Begin Data provided

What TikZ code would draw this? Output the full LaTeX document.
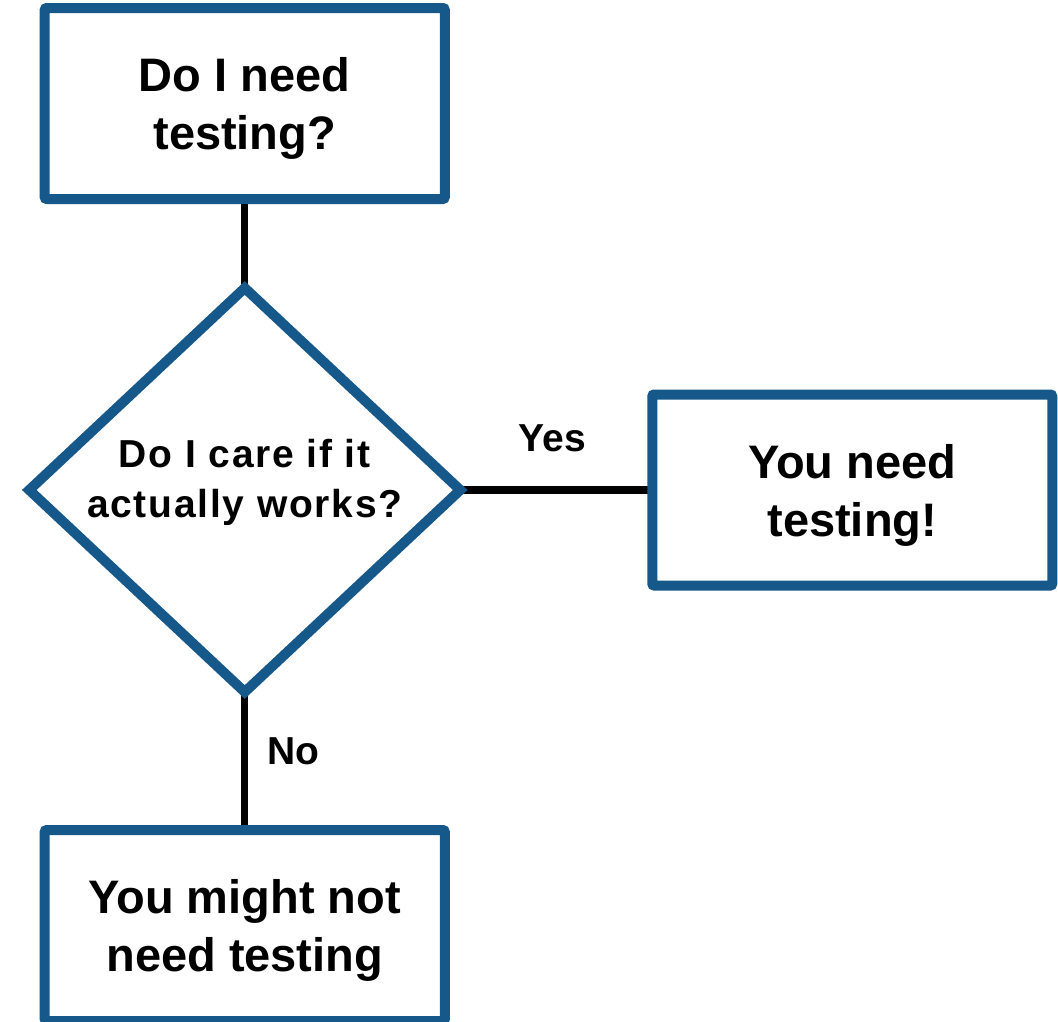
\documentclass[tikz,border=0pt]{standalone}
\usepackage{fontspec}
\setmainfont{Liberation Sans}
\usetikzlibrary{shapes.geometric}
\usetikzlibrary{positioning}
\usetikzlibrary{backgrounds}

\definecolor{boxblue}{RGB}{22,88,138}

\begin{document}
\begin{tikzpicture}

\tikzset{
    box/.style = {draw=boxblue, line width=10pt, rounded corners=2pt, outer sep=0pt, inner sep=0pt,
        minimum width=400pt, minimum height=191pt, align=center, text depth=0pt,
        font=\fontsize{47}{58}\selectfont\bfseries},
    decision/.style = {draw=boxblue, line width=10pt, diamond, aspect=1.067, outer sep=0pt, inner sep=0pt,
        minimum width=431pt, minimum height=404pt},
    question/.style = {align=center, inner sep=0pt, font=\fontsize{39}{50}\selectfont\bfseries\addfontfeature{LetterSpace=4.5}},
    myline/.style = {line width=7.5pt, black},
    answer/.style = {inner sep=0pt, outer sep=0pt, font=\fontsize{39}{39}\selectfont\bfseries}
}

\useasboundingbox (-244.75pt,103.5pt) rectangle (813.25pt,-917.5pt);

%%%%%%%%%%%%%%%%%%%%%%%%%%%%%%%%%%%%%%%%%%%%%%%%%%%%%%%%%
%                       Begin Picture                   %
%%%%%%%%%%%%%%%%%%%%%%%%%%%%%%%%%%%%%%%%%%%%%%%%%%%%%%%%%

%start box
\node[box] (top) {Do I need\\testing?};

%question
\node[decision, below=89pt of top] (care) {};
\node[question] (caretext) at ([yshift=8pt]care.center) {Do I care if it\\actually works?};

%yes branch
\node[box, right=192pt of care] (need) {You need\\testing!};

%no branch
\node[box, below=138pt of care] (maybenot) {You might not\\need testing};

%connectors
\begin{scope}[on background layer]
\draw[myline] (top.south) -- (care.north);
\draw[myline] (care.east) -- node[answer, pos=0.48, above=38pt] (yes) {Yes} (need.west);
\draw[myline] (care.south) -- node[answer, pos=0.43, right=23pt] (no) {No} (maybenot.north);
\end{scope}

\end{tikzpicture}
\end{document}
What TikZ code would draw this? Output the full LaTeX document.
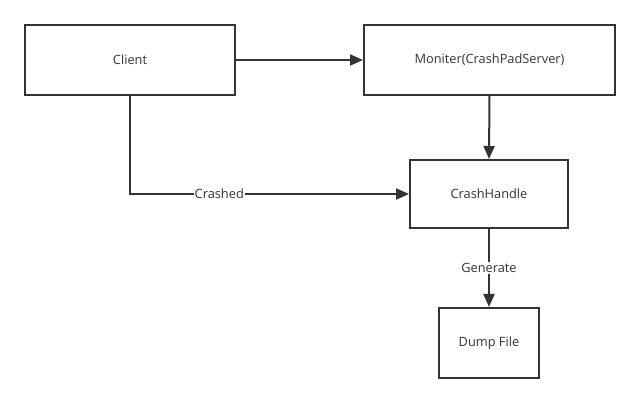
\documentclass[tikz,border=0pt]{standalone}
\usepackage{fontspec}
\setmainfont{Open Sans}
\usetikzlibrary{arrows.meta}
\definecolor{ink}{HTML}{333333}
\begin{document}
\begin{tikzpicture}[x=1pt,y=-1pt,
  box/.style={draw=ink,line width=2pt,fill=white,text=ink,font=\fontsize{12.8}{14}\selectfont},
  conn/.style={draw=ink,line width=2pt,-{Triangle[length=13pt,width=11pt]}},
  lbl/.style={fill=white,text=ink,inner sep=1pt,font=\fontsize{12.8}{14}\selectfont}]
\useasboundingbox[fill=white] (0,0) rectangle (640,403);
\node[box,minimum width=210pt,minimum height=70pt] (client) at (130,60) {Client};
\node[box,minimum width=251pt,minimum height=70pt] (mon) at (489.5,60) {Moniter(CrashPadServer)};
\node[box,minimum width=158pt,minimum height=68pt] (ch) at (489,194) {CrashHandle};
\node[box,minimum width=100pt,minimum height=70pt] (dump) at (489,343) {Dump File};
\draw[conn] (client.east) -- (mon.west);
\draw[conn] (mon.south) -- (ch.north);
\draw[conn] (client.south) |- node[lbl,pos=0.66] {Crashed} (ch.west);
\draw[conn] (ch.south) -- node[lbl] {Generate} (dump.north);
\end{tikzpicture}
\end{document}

End Data provided

## Given problem
Reproduce the full listing faithfully, but do not carry over any pictures.

## Full solution
What TikZ code would draw this? Output the full LaTeX document.
\documentclass[tikz,border=0pt]{standalone}
\usepackage{fontspec}
\setmainfont{Liberation Sans}
\usetikzlibrary{shapes.geometric}
\usetikzlibrary{positioning}
\usetikzlibrary{backgrounds}

\definecolor{boxblue}{RGB}{22,88,138}

\begin{document}
\begin{tikzpicture}

\tikzset{
    box/.style = {draw=boxblue, line width=10pt, rounded corners=2pt, outer sep=0pt, inner sep=0pt,
        minimum width=400pt, minimum height=191pt, align=center, text depth=0pt,
        font=\fontsize{47}{58}\selectfont\bfseries},
    decision/.style = {draw=boxblue, line width=10pt, diamond, aspect=1.067, outer sep=0pt, inner sep=0pt,
        minimum width=431pt, minimum height=404pt},
    question/.style = {align=center, inner sep=0pt, font=\fontsize{39}{50}\selectfont\bfseries\addfontfeature{LetterSpace=4.5}},
    myline/.style = {line width=7.5pt, black},
    answer/.style = {inner sep=0pt, outer sep=0pt, font=\fontsize{39}{39}\selectfont\bfseries}
}

\useasboundingbox (-244.75pt,103.5pt) rectangle (813.25pt,-917.5pt);

%%%%%%%%%%%%%%%%%%%%%%%%%%%%%%%%%%%%%%%%%%%%%%%%%%%%%%%%%
%                       Begin Picture                   %
%%%%%%%%%%%%%%%%%%%%%%%%%%%%%%%%%%%%%%%%%%%%%%%%%%%%%%%%%

%start box
\node[box] (top) {Do I need\\testing?};

%question
\node[decision, below=89pt of top] (care) {};
\node[question] (caretext) at ([yshift=8pt]care.center) {Do I care if it\\actually works?};

%yes branch
\node[box, right=192pt of care] (need) {You need\\testing!};

%no branch
\node[box, below=138pt of care] (maybenot) {You might not\\need testing};

%connectors
\begin{scope}[on background layer]
\draw[myline] (top.south) -- (care.north);
\draw[myline] (care.east) -- node[answer, pos=0.48, above=38pt] (yes) {Yes} (need.west);
\draw[myline] (care.south) -- node[answer, pos=0.43, right=23pt] (no) {No} (maybenot.north);
\end{scope}

\end{tikzpicture}
\end{document}
What TikZ code would draw this? Output the full LaTeX document.
\documentclass[tikz,border=0pt]{standalone}
\usepackage{fontspec}
\setmainfont{Open Sans}
\usetikzlibrary{arrows.meta}
\definecolor{ink}{HTML}{333333}
\begin{document}
\begin{tikzpicture}[x=1pt,y=-1pt,
  box/.style={draw=ink,line width=2pt,fill=white,text=ink,font=\fontsize{12.8}{14}\selectfont},
  conn/.style={draw=ink,line width=2pt,-{Triangle[length=13pt,width=11pt]}},
  lbl/.style={fill=white,text=ink,inner sep=1pt,font=\fontsize{12.8}{14}\selectfont}]
\useasboundingbox[fill=white] (0,0) rectangle (640,403);
\node[box,minimum width=210pt,minimum height=70pt] (client) at (130,60) {Client};
\node[box,minimum width=251pt,minimum height=70pt] (mon) at (489.5,60) {Moniter(CrashPadServer)};
\node[box,minimum width=158pt,minimum height=68pt] (ch) at (489,194) {CrashHandle};
\node[box,minimum width=100pt,minimum height=70pt] (dump) at (489,343) {Dump File};
\draw[conn] (client.east) -- (mon.west);
\draw[conn] (mon.south) -- (ch.north);
\draw[conn] (client.south) |- node[lbl,pos=0.66] {Crashed} (ch.west);
\draw[conn] (ch.south) -- node[lbl] {Generate} (dump.north);
\end{tikzpicture}
\end{document}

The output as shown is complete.